▸ **DATASET EXCERPT**
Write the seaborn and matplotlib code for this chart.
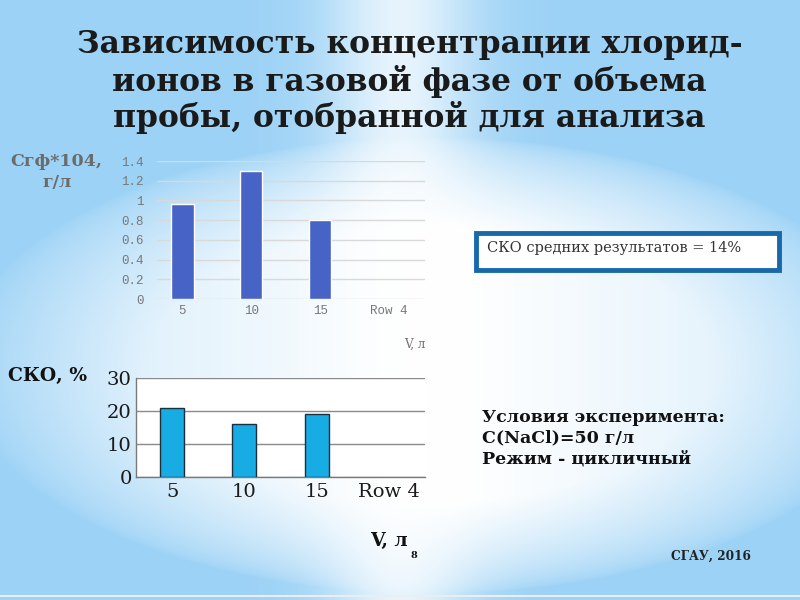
import numpy as np
import pandas as pd
import matplotlib
matplotlib.use("Agg")
import matplotlib.pyplot as plt
import seaborn as sns
from matplotlib.patches import FancyBboxPatch

# ---- data ----
categories = ["5", "10", "15", "Row 4"]
conc_values = [0.96, 1.30, 0.80, np.nan]      # Cгф*10^4, г/л
sko_values = [21, 16, 19, np.nan]             # СКО, %
top_yticks = [0, 0.2, 0.4, 0.6, 0.8, 1, 1.2, 1.4]
top_yticklabels = ["0", "0.2", "0.4", "0.6", "0.8", "1", "1.2", "1.4"]
bot_yticks = [0, 10, 20, 30]

title_lines = ["Зависимость концентрации хлорид-",
               "ионов в газовой фазе от объема",
               "пробы, отобранной для анализа"]
cond_lines = ["Условия эксперимента:", "C(NaCl)=50 г/л", "Режим - цикличный"]

sns.set_theme(style="white")
plt.rcParams['font.family'] = ['DejaVu Serif', 'DejaVu Sans']

fig = plt.figure(figsize=(8, 6), dpi=100)

# ---- background gradient ----
bg = fig.add_axes([0, 0, 1, 1], zorder=-10)
H, W = 600, 800
yy, xx = np.mgrid[0:H, 0:W]
d = np.sqrt(((xx - 430) / 470.0) ** 2 + ((yy - 365) / 228.0) ** 2)
w_ell = np.clip((1.0 - d) / 0.4, 0, 1) ** 0.6
w_hor = np.clip(1 - np.abs(xx - 450) / 600.0, 0, 1) ** 0.5
w = w_ell * w_hor
band = np.exp(-((xx - 400) / 75.0) ** 2) * 0.75
w = np.clip(w + band * (1 - w), 0, 1)
blue = np.array([156, 210, 246]) / 255.0
white = np.array([1.0, 1.0, 1.0])
img = blue[None, None, :] * (1 - w[..., None]) + white[None, None, :] * w[..., None]
img[595:597, :, :] = 0.93
bg.imshow(img, aspect="auto", extent=[0, 1, 0, 1], origin="upper")
bg.set_xlim(0, 1); bg.set_ylim(0, 1)
bg.axis("off")

# ---- title ----
for i, line in enumerate(title_lines):
    fig.text(0.512, 1 - (45 + 36 * i) / 600, line, ha="center", va="center",
             fontsize=22.6, fontweight="bold", color="#1a1a1a")

# ---- top chart ----
df_top = pd.DataFrame({"V": categories, "C": conc_values})
ax1 = fig.add_axes([157 / 800, 1 - 299 / 600, 268 / 800, 138 / 600])
ax1.patch.set_alpha(0)
sns.barplot(data=df_top, x="V", y="C", order=categories, color="#4863c6",
            saturation=1, width=0.32, ax=ax1, zorder=3)
ax1.set_xlim(-0.37, 3.52)
ax1.set_ylim(0, 1.4)
ax1.set_yticks(top_yticks)
ax1.set_yticklabels(top_yticklabels)
ax1.grid(axis="y", color="#d9d9d9", linewidth=1, zorder=0)
for s in ax1.spines.values():
    s.set_visible(False)
ax1.set_xlabel(""); ax1.set_ylabel("")
ax1.tick_params(axis="both", length=0, labelsize=9, labelcolor="#787878")
for t in ax1.get_xticklabels() + ax1.get_yticklabels():
    t.set_family("Liberation Mono")
ax1.tick_params(axis="x", pad=4)
ax1.tick_params(axis="y", pad=9.5)
fig.text(56 / 800, 1 - 161 / 600, "Сгф*104,", ha="center", va="center",
         fontsize=12.5, fontweight="bold", color="#6b6b6b")
fig.text(57 / 800, 1 - 183 / 600, "г/л", ha="center", va="center",
         fontsize=12.5, fontweight="bold", color="#6b6b6b")
fig.text(415 / 800, 1 - 344 / 600, "V, л", ha="center", va="center",
         fontsize=9.5, color="#707070", fontstretch="condensed")

# ---- bottom chart ----
df_bot = pd.DataFrame({"V": categories, "SKO": sko_values})
ax2 = fig.add_axes([136 / 800, 1 - 477 / 600, 289 / 800, 99 / 600])
ax2.set_facecolor("white")
sns.barplot(data=df_bot, x="V", y="SKO", order=categories, color="#17ace3",
            saturation=1, width=0.33, edgecolor="#1d2f3a", linewidth=1,
            ax=ax2, zorder=3)
ax2.set_xlim(-0.5, 3.5)
ax2.set_ylim(0, 30)
ax2.set_yticks(bot_yticks)
ax2.grid(axis="y", color="#8a8a8a", linewidth=1, zorder=0)
for k in ["top", "right"]:
    ax2.spines[k].set_visible(False)
for k in ["left", "bottom"]:
    ax2.spines[k].set_color("#7a7a7a")
    ax2.spines[k].set_linewidth(1)
ax2.set_xlabel(""); ax2.set_ylabel("")
ax2.tick_params(axis="both", length=0, labelsize=14, labelcolor="#1a1a1a")
ax2.tick_params(axis="y", pad=3)
ax2.tick_params(axis="x", pad=4)
fig.text(48 / 800, 1 - 376 / 600, "СКО, %", ha="center", va="center",
         fontsize=13.5, fontweight="bold", color="#111111")
fig.text(389 / 800, 1 - 541 / 600, "V, л", ha="center", va="center",
         fontsize=13.5, fontweight="bold", color="#111111")
fig.text(414 / 800, 1 - 555 / 600, "8", ha="center", va="center",
         fontsize=7, fontweight="bold", color="#111111")

# ---- info box ----
box = FancyBboxPatch((476 / 800, 1 - 270 / 600), 303 / 800, 37 / 600,
                     boxstyle="square,pad=0", transform=fig.transFigure,
                     facecolor="white", edgecolor="#1769aa", linewidth=3.5)
fig.patches.append(box)
fig.text(487 / 800, 1 - 248 / 600, "СКО средних результатов = 14%",
         ha="left", va="center", fontsize=10.5, color="#333333")

# ---- conditions text ----
for i, line in enumerate(cond_lines):
    fig.text(482 / 800, 1 - (417 + 21 * i) / 600, line, ha="left", va="center",
             fontsize=12.5, fontweight="bold", color="#111111")

fig.text(711 / 800, 1 - 556 / 600, "СГАУ, 2016", ha="center", va="center",
         fontsize=8.7, fontweight="bold", color="#222222")

fig.savefig("out.png", dpi=100)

▸ **TASK DESCRIPTION**
All of the data needs repeating exactly, but the pictures do not.

▸ **OUTPUT**
Write the seaborn and matplotlib code for this chart.
import numpy as np
import pandas as pd
import matplotlib
matplotlib.use("Agg")
import matplotlib.pyplot as plt
import seaborn as sns
from matplotlib.patches import FancyBboxPatch

# ---- data ----
categories = ["5", "10", "15", "Row 4"]
conc_values = [0.96, 1.30, 0.80, np.nan]      # Cгф*10^4, г/л
sko_values = [21, 16, 19, np.nan]             # СКО, %
top_yticks = [0, 0.2, 0.4, 0.6, 0.8, 1, 1.2, 1.4]
top_yticklabels = ["0", "0.2", "0.4", "0.6", "0.8", "1", "1.2", "1.4"]
bot_yticks = [0, 10, 20, 30]

title_lines = ["Зависимость концентрации хлорид-",
               "ионов в газовой фазе от объема",
               "пробы, отобранной для анализа"]
cond_lines = ["Условия эксперимента:", "C(NaCl)=50 г/л", "Режим - цикличный"]

sns.set_theme(style="white")
plt.rcParams['font.family'] = ['DejaVu Serif', 'DejaVu Sans']

fig = plt.figure(figsize=(8, 6), dpi=100)

# ---- background gradient ----
bg = fig.add_axes([0, 0, 1, 1], zorder=-10)
H, W = 600, 800
yy, xx = np.mgrid[0:H, 0:W]
d = np.sqrt(((xx - 430) / 470.0) ** 2 + ((yy - 365) / 228.0) ** 2)
w_ell = np.clip((1.0 - d) / 0.4, 0, 1) ** 0.6
w_hor = np.clip(1 - np.abs(xx - 450) / 600.0, 0, 1) ** 0.5
w = w_ell * w_hor
band = np.exp(-((xx - 400) / 75.0) ** 2) * 0.75
w = np.clip(w + band * (1 - w), 0, 1)
blue = np.array([156, 210, 246]) / 255.0
white = np.array([1.0, 1.0, 1.0])
img = blue[None, None, :] * (1 - w[..., None]) + white[None, None, :] * w[..., None]
img[595:597, :, :] = 0.93
bg.imshow(img, aspect="auto", extent=[0, 1, 0, 1], origin="upper")
bg.set_xlim(0, 1); bg.set_ylim(0, 1)
bg.axis("off")

# ---- title ----
for i, line in enumerate(title_lines):
    fig.text(0.512, 1 - (45 + 36 * i) / 600, line, ha="center", va="center",
             fontsize=22.6, fontweight="bold", color="#1a1a1a")

# ---- top chart ----
df_top = pd.DataFrame({"V": categories, "C": conc_values})
ax1 = fig.add_axes([157 / 800, 1 - 299 / 600, 268 / 800, 138 / 600])
ax1.patch.set_alpha(0)
sns.barplot(data=df_top, x="V", y="C", order=categories, color="#4863c6",
            saturation=1, width=0.32, ax=ax1, zorder=3)
ax1.set_xlim(-0.37, 3.52)
ax1.set_ylim(0, 1.4)
ax1.set_yticks(top_yticks)
ax1.set_yticklabels(top_yticklabels)
ax1.grid(axis="y", color="#d9d9d9", linewidth=1, zorder=0)
for s in ax1.spines.values():
    s.set_visible(False)
ax1.set_xlabel(""); ax1.set_ylabel("")
ax1.tick_params(axis="both", length=0, labelsize=9, labelcolor="#787878")
for t in ax1.get_xticklabels() + ax1.get_yticklabels():
    t.set_family("Liberation Mono")
ax1.tick_params(axis="x", pad=4)
ax1.tick_params(axis="y", pad=9.5)
fig.text(56 / 800, 1 - 161 / 600, "Сгф*104,", ha="center", va="center",
         fontsize=12.5, fontweight="bold", color="#6b6b6b")
fig.text(57 / 800, 1 - 183 / 600, "г/л", ha="center", va="center",
         fontsize=12.5, fontweight="bold", color="#6b6b6b")
fig.text(415 / 800, 1 - 344 / 600, "V, л", ha="center", va="center",
         fontsize=9.5, color="#707070", fontstretch="condensed")

# ---- bottom chart ----
df_bot = pd.DataFrame({"V": categories, "SKO": sko_values})
ax2 = fig.add_axes([136 / 800, 1 - 477 / 600, 289 / 800, 99 / 600])
ax2.set_facecolor("white")
sns.barplot(data=df_bot, x="V", y="SKO", order=categories, color="#17ace3",
            saturation=1, width=0.33, edgecolor="#1d2f3a", linewidth=1,
            ax=ax2, zorder=3)
ax2.set_xlim(-0.5, 3.5)
ax2.set_ylim(0, 30)
ax2.set_yticks(bot_yticks)
ax2.grid(axis="y", color="#8a8a8a", linewidth=1, zorder=0)
for k in ["top", "right"]:
    ax2.spines[k].set_visible(False)
for k in ["left", "bottom"]:
    ax2.spines[k].set_color("#7a7a7a")
    ax2.spines[k].set_linewidth(1)
ax2.set_xlabel(""); ax2.set_ylabel("")
ax2.tick_params(axis="both", length=0, labelsize=14, labelcolor="#1a1a1a")
ax2.tick_params(axis="y", pad=3)
ax2.tick_params(axis="x", pad=4)
fig.text(48 / 800, 1 - 376 / 600, "СКО, %", ha="center", va="center",
         fontsize=13.5, fontweight="bold", color="#111111")
fig.text(389 / 800, 1 - 541 / 600, "V, л", ha="center", va="center",
         fontsize=13.5, fontweight="bold", color="#111111")
fig.text(414 / 800, 1 - 555 / 600, "8", ha="center", va="center",
         fontsize=7, fontweight="bold", color="#111111")

# ---- info box ----
box = FancyBboxPatch((476 / 800, 1 - 270 / 600), 303 / 800, 37 / 600,
                     boxstyle="square,pad=0", transform=fig.transFigure,
                     facecolor="white", edgecolor="#1769aa", linewidth=3.5)
fig.patches.append(box)
fig.text(487 / 800, 1 - 248 / 600, "СКО средних результатов = 14%",
         ha="left", va="center", fontsize=10.5, color="#333333")

# ---- conditions text ----
for i, line in enumerate(cond_lines):
    fig.text(482 / 800, 1 - (417 + 21 * i) / 600, line, ha="left", va="center",
             fontsize=12.5, fontweight="bold", color="#111111")

fig.text(711 / 800, 1 - 556 / 600, "СГАУ, 2016", ha="center", va="center",
         fontsize=8.7, fontweight="bold", color="#222222")

fig.savefig("out.png", dpi=100)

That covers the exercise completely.